I’ve started sending out Freedom of Information (“FOI”) requests to ministries of Canadian provinces who administer disability benefits, to find out if they too, started automatically paying rent directly to housing services providers on behalf of beneficiaries residing in social or affordable housing. Today, I started looking into the Nova Scotia Disability Support Program (“DSP”) and that’s when I discovered the province of Nova Scotia was recently sued by three people with disabilities, as well as the Disability Rights Coalition (“DRC”), over their right to live in the community.
Interestingly, this case started in 2014. The Nova Scotia Human Rights Commission Board of Inquiry ruled in favour of the three individuals in 2019. The Nova Scotia Court of Appeal agreed in its decision released in October 2021, which said that people with disabilities were being treated unfairly by the Government of Nova Scotia. The DRC summarized the ruling as discrimination based on four grounds: unnecessary institutionalization, right to assistance, denial of community of choice, and delays in assistance. In 2023, a ‘Human Rights Review and Remedy for the Findings of Systemic Discrimination Against Nova Scotians with Disabilities’ was published. You can also read about the entire case here, if you’re interested.
The Nova Scotia Court of Appeal’s decision was ground-breaking regarding the rights of persons with disabilities, as this court awarded the largest human rights general damages award in Canadian history.
Amazing! What a sight for sore eyes: justice.
Change is the Remedy
One of the interesting things about this Nova Scotia case is that in order to fix its systemic discrimination, the DRC and the Province of Nova Scotia agreed to work together on a Human Rights Remedy. During the review process, it was decided that changes must be led by the voice of people with disabilities and their families, and that the changes must address racism and prejudice.
As seen in my last blog post, the County of Simcoe “found no discrimination” in Barrie Housing’s inability to tell me that the Ontario Ministry of Community, Children and Social Services (“CCSS”) had been paying my rent directly to Barrie Housing, on-and-off for seven years, which it never actually told me.
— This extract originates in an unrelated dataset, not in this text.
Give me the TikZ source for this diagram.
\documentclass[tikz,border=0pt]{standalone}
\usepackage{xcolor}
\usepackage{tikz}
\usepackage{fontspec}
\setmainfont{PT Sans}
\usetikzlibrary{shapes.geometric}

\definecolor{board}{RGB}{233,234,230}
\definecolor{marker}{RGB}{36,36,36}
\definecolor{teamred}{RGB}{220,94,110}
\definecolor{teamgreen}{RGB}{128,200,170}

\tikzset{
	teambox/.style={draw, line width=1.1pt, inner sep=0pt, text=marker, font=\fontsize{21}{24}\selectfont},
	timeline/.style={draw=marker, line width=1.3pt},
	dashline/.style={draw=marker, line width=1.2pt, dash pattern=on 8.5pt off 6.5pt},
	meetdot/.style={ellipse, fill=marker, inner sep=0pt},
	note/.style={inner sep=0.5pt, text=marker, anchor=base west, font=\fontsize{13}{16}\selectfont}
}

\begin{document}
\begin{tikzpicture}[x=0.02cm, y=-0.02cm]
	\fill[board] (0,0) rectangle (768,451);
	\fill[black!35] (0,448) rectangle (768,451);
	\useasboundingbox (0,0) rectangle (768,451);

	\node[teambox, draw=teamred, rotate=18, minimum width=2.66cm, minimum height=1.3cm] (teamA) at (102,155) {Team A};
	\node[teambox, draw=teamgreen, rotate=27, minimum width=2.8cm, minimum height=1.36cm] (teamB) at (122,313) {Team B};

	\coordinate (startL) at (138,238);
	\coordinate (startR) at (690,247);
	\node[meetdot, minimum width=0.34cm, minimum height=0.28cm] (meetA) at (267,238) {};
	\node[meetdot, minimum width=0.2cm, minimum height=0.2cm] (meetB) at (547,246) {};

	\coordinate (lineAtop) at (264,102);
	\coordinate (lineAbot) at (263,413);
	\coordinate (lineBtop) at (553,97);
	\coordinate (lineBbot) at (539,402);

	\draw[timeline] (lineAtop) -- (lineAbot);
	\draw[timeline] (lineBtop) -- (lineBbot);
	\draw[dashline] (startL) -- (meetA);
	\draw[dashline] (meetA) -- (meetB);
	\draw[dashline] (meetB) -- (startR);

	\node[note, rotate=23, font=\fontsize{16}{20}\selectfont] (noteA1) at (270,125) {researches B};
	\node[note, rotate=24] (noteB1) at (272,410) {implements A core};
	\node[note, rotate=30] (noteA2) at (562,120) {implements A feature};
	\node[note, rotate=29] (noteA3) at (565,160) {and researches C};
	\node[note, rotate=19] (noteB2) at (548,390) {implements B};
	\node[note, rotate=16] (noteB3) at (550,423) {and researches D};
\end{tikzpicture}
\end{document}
I only found out because I submitted an FOI request to the CCSS, to get my ODSP ledger, which was initially left-out of my ‘entire ODSP case file’. I guess the County of Simcoe doesn't think there's anything wrong with me having to ask for the amount of my overcharge four different times between September 2021 and April 2022, and then threaten to tell national news outlets, before I was even told the amount of the overcharge. However, if you take a look at the Disability Rights Coalition v. Province of Nova Scotia case, the province had consistently denied its discrimination against disabled persons too. The County of Simcoe also conveniently decided not to find out how many other social or affordable housing residents were also overcharged, and also not returned their overcharged monies. This is called willful blindness.
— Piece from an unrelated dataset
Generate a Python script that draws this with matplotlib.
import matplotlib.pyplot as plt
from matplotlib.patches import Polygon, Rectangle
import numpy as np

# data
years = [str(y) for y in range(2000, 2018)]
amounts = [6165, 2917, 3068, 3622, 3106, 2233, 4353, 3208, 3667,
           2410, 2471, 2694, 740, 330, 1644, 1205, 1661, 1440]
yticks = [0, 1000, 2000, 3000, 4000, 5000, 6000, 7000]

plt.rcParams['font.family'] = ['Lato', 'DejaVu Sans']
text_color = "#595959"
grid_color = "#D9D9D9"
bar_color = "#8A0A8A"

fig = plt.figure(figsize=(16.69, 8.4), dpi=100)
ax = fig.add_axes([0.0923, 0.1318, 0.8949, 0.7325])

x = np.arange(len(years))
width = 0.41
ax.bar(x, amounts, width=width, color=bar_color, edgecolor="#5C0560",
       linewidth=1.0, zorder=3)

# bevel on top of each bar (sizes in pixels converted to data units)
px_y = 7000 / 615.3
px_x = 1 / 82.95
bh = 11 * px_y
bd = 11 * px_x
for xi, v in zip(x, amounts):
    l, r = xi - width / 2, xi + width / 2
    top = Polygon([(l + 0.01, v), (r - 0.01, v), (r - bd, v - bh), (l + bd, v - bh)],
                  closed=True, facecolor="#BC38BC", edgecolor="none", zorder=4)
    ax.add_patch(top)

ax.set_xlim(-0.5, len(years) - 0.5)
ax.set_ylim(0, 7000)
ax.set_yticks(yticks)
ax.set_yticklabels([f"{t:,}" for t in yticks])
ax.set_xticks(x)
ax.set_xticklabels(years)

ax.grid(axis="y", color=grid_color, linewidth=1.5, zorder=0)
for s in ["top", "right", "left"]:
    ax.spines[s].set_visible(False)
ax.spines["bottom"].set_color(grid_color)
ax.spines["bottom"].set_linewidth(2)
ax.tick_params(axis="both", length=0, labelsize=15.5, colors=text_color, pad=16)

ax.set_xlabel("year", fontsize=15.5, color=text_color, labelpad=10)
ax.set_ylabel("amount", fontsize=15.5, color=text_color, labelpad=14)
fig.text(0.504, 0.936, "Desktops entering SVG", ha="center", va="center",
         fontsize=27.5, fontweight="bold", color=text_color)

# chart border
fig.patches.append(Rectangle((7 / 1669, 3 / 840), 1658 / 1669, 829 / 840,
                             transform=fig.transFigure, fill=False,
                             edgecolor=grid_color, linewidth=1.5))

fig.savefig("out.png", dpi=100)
But who’s fault is this anyway?
Is the CCSS responsible for telling its beneficiaries that a portion of their disability benefit had decreased because it was being paid directly to their housing services provider? Or is the housing services provider responsible for telling its tenants that their rent is being paid directly by the Ministry, so they can stop paying their rent as well? And when the Service Manager, which is the County of Simcoe, is publicly informed of all of this, does it have a legal right to continue ignoring what’s happening right in front of it? Or does it need to ensure the performance of the responsibilities of its delegated Service Agent, which is Barrie Housing, and make sure that all Barrie Housing tenants who started having the CCSS pay rent directly to Barrie Housing on their behalf are notified?
In any case, the CCSS has pointed its finger at Barrie Housing and Barrie Housing has pointed its finger at the CCSS. Neither parties have any interest in taking accountability for their role in this mass-scale fraud scheme… that is still happening. The Ministry of Municipal Affairs and Housing is also sitting silently as all of this unfolds right in front of them, probably praying its name doesn’t get added to the list of perpetrators.
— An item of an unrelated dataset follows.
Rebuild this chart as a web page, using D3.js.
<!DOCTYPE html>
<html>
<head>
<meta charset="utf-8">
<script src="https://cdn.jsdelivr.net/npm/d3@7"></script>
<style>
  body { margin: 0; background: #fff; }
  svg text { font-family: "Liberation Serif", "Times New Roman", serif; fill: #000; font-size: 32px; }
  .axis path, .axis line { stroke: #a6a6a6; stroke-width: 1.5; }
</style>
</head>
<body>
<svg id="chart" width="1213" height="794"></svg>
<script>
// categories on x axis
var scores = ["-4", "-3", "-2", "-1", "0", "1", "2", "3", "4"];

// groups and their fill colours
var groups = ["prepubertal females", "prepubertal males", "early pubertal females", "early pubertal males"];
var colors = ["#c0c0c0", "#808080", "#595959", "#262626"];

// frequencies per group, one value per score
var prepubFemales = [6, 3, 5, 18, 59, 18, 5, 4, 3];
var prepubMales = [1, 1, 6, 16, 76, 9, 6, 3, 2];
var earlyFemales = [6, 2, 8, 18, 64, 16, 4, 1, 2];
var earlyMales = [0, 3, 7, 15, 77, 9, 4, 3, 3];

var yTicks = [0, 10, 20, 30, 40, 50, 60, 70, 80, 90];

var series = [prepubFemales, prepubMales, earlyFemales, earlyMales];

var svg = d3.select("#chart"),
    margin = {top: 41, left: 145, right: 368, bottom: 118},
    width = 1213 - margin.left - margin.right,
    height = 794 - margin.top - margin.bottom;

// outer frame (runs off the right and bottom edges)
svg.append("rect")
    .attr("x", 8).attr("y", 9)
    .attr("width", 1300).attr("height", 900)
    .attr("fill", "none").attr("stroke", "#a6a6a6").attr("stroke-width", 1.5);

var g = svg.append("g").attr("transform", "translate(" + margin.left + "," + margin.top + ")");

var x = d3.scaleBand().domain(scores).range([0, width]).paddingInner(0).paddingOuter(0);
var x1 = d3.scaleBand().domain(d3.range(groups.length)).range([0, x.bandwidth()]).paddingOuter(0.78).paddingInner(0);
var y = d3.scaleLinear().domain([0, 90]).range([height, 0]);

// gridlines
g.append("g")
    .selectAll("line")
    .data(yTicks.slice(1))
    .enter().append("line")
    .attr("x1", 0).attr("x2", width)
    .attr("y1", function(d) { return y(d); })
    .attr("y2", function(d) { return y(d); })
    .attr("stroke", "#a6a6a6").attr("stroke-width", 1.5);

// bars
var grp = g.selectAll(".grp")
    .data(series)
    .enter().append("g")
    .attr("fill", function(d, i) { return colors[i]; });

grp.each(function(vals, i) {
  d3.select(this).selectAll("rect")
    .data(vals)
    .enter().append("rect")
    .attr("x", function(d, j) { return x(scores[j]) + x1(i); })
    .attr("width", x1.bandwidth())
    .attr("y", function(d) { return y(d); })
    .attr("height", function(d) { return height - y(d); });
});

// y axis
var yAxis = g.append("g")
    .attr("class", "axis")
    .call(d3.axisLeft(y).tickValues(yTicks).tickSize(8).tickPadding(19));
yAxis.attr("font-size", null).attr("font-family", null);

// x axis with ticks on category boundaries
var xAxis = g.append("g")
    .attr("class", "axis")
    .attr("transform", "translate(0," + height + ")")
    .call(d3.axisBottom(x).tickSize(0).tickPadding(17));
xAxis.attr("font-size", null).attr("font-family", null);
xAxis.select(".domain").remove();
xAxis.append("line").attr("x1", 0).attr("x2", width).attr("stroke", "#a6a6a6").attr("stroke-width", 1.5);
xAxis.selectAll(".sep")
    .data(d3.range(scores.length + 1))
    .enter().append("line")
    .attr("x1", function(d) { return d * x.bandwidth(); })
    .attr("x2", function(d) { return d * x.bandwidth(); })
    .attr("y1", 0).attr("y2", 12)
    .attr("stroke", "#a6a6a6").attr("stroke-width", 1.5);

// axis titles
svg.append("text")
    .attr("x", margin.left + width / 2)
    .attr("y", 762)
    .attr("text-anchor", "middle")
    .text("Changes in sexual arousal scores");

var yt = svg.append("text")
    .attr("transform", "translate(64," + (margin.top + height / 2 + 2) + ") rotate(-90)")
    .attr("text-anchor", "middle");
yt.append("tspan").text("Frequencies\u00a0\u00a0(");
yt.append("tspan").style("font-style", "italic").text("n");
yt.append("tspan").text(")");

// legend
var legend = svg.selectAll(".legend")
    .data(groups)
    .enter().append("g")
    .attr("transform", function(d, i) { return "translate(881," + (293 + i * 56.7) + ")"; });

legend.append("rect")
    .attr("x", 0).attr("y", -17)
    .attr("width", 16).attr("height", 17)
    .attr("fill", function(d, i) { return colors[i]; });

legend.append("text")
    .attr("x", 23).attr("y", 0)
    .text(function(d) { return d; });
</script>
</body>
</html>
How do you think it feels to know that this many people in positions of authority have been told about what’s going on, and who've been provided the evidence, yet continue to do nothing?
It feels awful.
It feels like we live in a foreign country where human rights laws don’t exist.
It feels like we’re not seen as human beings at all.
Finding out that another Canadian province has been forced to start treating its disabled residents as human beings has been very encouraging though. The seven years it took to get the ruling isn’t encouraging at all, but at least the truth eventually came out.